It sounds like everything lined up perfectly for you and your little girl. You're super lucky.  

I think the average for our agency is about 40 too. I totally understand what you mean about taking a child to school, I feel like I only just left school!   Like you though, we'd have a 3 year old if our first cycle had worked, which is crazy to imagine!

I hope we do have a smooth and positive process.... So far everything seems to be falling into place, I just hope it continues!

Good luck for tomorrow, have a wonderful time, I'll be thinking of you.


----------



## -x-Lolly-x- (Feb 3, 2012)

I still get asked ID so it would be strange having a child that old! Our little pink is just perfect! I'm really glad all is going well so far, long may that last and next year you'll be getting ready to meet your baby   Thank you for the   and kind words. Good luck on your journey... why not start a journal so I can stalk you?!!


----------



## twinkletoes13 (Aug 20, 2013)

I hope everything went perfectly today? How was it? One week until she comes home for good.  

I think the last thing FF (or even the internet for that matter) needs is me have a journal/blog!   You can of course stalk me on here.


----------



## -x-Lolly-x- (Feb 3, 2012)

Went perfectly thank you lovely.

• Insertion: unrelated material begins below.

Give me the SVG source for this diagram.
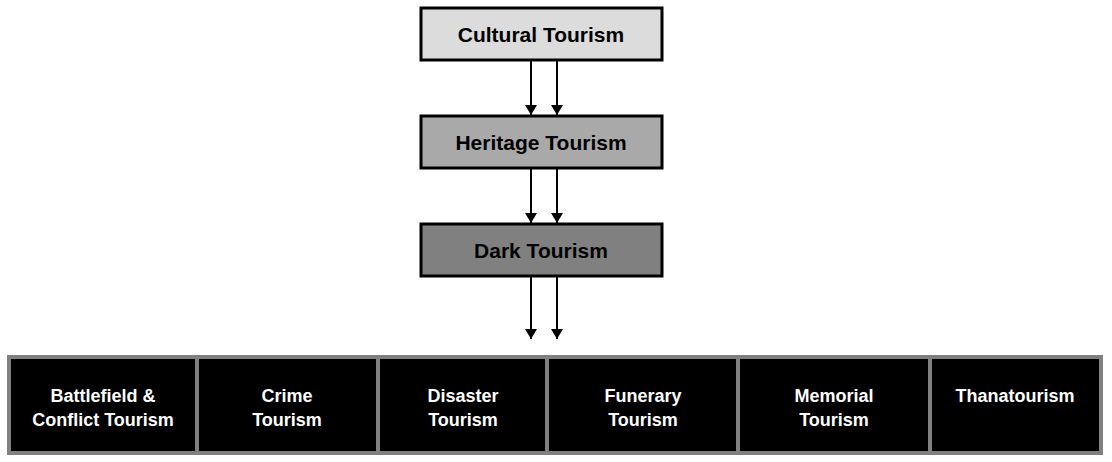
<svg xmlns="http://www.w3.org/2000/svg" width="1112" height="462" viewBox="0 0 1112 462">
<style>
.b{stroke:#000;stroke-width:3}
.t{font-family:"Liberation Sans",Arial,sans-serif;font-weight:bold;font-size:21px;text-anchor:middle;fill:#000}
.w{font-family:"Liberation Sans",Arial,sans-serif;font-weight:bold;font-size:18px;text-anchor:middle;fill:#fff}
.c{fill:#000;stroke:#808080;stroke-width:4}
.a{stroke:#000;stroke-width:2;marker-end:url(#m)}
</style>
<defs><marker id="m" markerWidth="10" markerHeight="10" refX="5" refY="9" orient="auto" markerUnits="userSpaceOnUse" viewBox="0 0 10 10"><path d="M0,0 L10,0 L5,10 Z" transform="rotate(-90 5 5)"/></marker>
<marker id="m2" markerWidth="12" markerHeight="10" refX="6" refY="10" markerUnits="userSpaceOnUse" viewBox="0 0 12 10"><path d="M0,0 L12,0 L6,10 Z"/></marker></defs>
<g id="cultural"><rect x="421" y="8" width="241" height="52" fill="#dcdcdc" class="b"/><text x="541" y="42" class="t">Cultural Tourism</text></g>
<g id="heritage"><rect x="421" y="116" width="241" height="52" fill="#a9a9a9" class="b"/><text x="541" y="150" class="t">Heritage Tourism</text></g>
<g id="dark"><rect x="421" y="224" width="241" height="52" fill="#808080" class="b"/><text x="541" y="258" class="t">Dark Tourism</text></g>
<g id="connectors" stroke="#000" stroke-width="2">
<line x1="531" y1="60" x2="531" y2="115" marker-end="url(#m2)"/>
<line x1="557" y1="60" x2="557" y2="115" marker-end="url(#m2)"/>
<line x1="531" y1="168" x2="531" y2="223" marker-end="url(#m2)"/>
<line x1="557" y1="168" x2="557" y2="223" marker-end="url(#m2)"/>
<line x1="531" y1="276" x2="531" y2="339" marker-end="url(#m2)"/>
<line x1="557" y1="276" x2="557" y2="339" marker-end="url(#m2)"/>
</g>
<g id="battlefield"><rect x="9" y="357" width="188" height="96" class="c"/><text x="103" y="402" class="w">Battlefield &amp;</text><text x="103" y="426" class="w">Conflict Tourism</text></g>
<g id="crime"><rect x="197" y="357" width="181" height="96" class="c"/><text x="287" y="402" class="w">Crime</text><text x="287" y="426" class="w">Tourism</text></g>
<g id="disaster"><rect x="378" y="357" width="169" height="96" class="c"/><text x="463" y="402" class="w">Disaster</text><text x="463" y="426" class="w">Tourism</text></g>
<g id="funerary"><rect x="547" y="357" width="191" height="96" class="c"/><text x="643" y="402" class="w">Funerary</text><text x="643" y="426" class="w">Tourism</text></g>
<g id="memorial"><rect x="738" y="357" width="192" height="96" class="c"/><text x="834" y="402" class="w">Memorial</text><text x="834" y="426" class="w">Tourism</text></g>
<g id="thanatourism"><rect x="930" y="357" width="171" height="96" class="c"/><text x="1015" y="402" class="w">Thanatourism</text></g>
</svg>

Check out my diary in the journal section for all the yummy details!!


----------



## Daddyboo (Paul) (Dec 24, 2012)

I knew instantly that the LO we found on the Activity Day would be a perfect match, I would never have said that before though.  I'm the analytical thinker, I like to wait and think about things, weigh up the pros and cons, but this could be our daughter and I just knew.  It's totally out of character for me!  We just have to wait for her SWs to agree.

I'm 33 and DW is 30.  
I always said that I would like children before I turned 30 so I wouldn't be an old dad, and I could play with them as much as possible.  Which is why a 3-4 year old for us is brilliant (if we had got pregnant when we started trying, they would be 5yrs old by now!),  I do think I would like an under 2 for the second one though, after we have had some parenting experience.


----------